Member of Parliament, Rajya Sabha from Uttar Pradesh
- Incumbent
- Assumed office 3 April 2024
- Preceded by: Anil Jain

Other offices
- 2017-2022: Mayor of Agra
- 2019-2022: President of All India Council of Mayors

Personal details
- Party: Bharatiya Janata Party
- Alma mater: Dr. Bhimrao Ambedkar University (2007)

= Naveen Jain (politician) =

Indian politician from Uttar Pradesh

Naveen Jain is an Indian politician from Uttar Pradesh representing Uttar Pradesh in Rajya Sabha. A member of Bharatiya Janata Party, he has served as mayor of Agra from 2017 until 2022.

== Biography ==
Jain was graduated from Dr. Bhimrao Ambedkar University in Agra in the year 2007.

== Career ==
Jain was elected as mayor of Agra in 2017 municipal elections. During his swearing-in-ceremony, all 9 MLAs boycotted from the state, claiming humiliation in the presence of Deputy Chief Minister Dinesh Sharma. They told when they reached the ceremony ground, MLAs were allegedly asked to clear the stage and sit below, angering them.

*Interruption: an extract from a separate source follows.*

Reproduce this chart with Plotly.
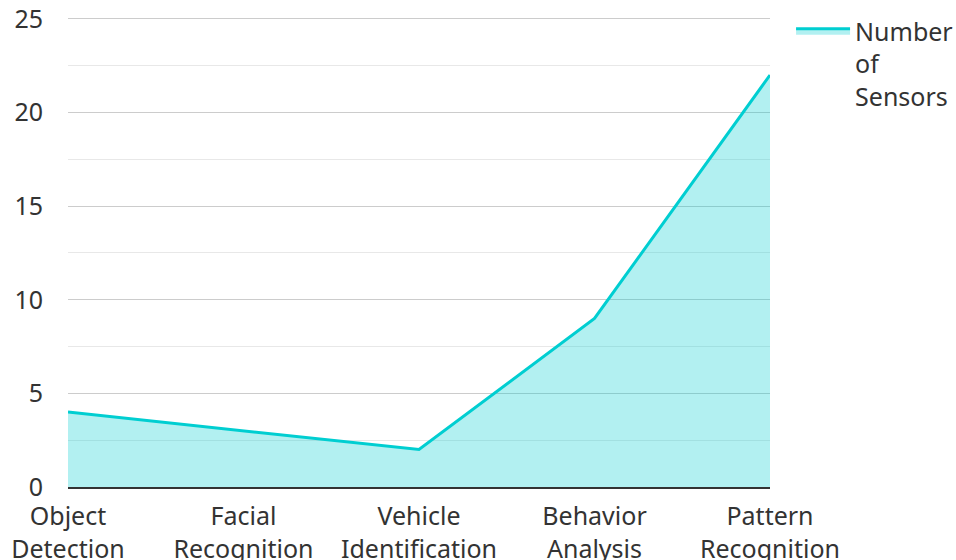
import plotly.graph_objects as go

categories = ["Object<br>Detection", "Facial<br>Recognition", "Vehicle<br>Identification",
              "Behavior<br>Analysis", "Pattern<br>Recognition"]
sensors = [4, 3, 2, 9, 22]
series_name = "Number<br>of<br>Sensors"

fig = go.Figure()
fig.add_trace(go.Scatter(
    x=list(range(len(categories))), y=sensors, mode="lines", name=series_name,
    line=dict(color="#00CED1", width=3), fill="tozeroy",
    fillcolor="rgba(0,206,209,0.3)", showlegend=True,
))

fig.update_layout(
    width=956, height=560,
    margin=dict(l=68, r=186, t=17, b=73, autoexpand=False),
    paper_bgcolor="white", plot_bgcolor="white",
    font=dict(family="Noto Sans, Open Sans, sans-serif", size=25, color="#333333"),
    showlegend=True,
    legend=dict(x=1.03, y=1.019, xanchor="left", yanchor="top", bgcolor="rgba(0,0,0,0)",
                font=dict(size=25), valign="top", itemwidth=54),
    xaxis=dict(range=[0, 4], tickmode="array", tickvals=list(range(len(categories))),
               ticktext=categories, showgrid=False, zeroline=False, automargin=False,
               showline=True, linecolor="#333333", linewidth=2, ticks="", ticklen=0,
               ticklabelstandoff=6),
    yaxis=dict(range=[0, 25.1], tickvals=[0, 5, 10, 15, 20, 25], showgrid=True,
               gridcolor="#cccccc", gridwidth=1, automargin=False,
               zeroline=False, showline=False, ticks="", ticklabelstandoff=24,
               minor=dict(tickvals=[2.5, 7.5, 12.5, 17.5, 22.5], showgrid=True,
                          gridcolor="#e8e8e8", gridwidth=1)),
)

fig.write_html("out.html")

In 2019, Jain welcomed US President Donald Trump by gifting him a 'key of the Agra city' which is made of silver.

During the coronavirus epidemic in 2020, Jain requested to the Union Government that the nation's historical sites, including the Taj Mahal, be closed indefinitely until the situation was under control.

In June 2022, Jain proposed a large-scale event to celebrate Agra's "birthday" with a lavish celebration, but there's no set date. A nine-person committee will determine the exact year of Agra's founding, visiting various parts of the city and consulting historians and historical texts to find the date. The event will be held annually on that occasion.

Jain was elected to Rajya Sabha in February 2024. He is the richest member in the house with assets worth Rs 441 crore which he shares with his wife.

== Controversies ==
In 2019, Jain has raised a storm in the teacup by calling the Aligarh Muslim University (AMU) a "hub of terrorists". His remarks infuriated a number of former AMU students. They demanded that Jain apologize to the students for branding them terrorists.

In 2022, Jain informed all mayors that if there is an Aurangzeb plaque or a road named after him, it must be destroyed. He said that Aurangzeb "was a cruel ruler who destroyed Hindu temples..." and forced Hindus "to convert to Islam".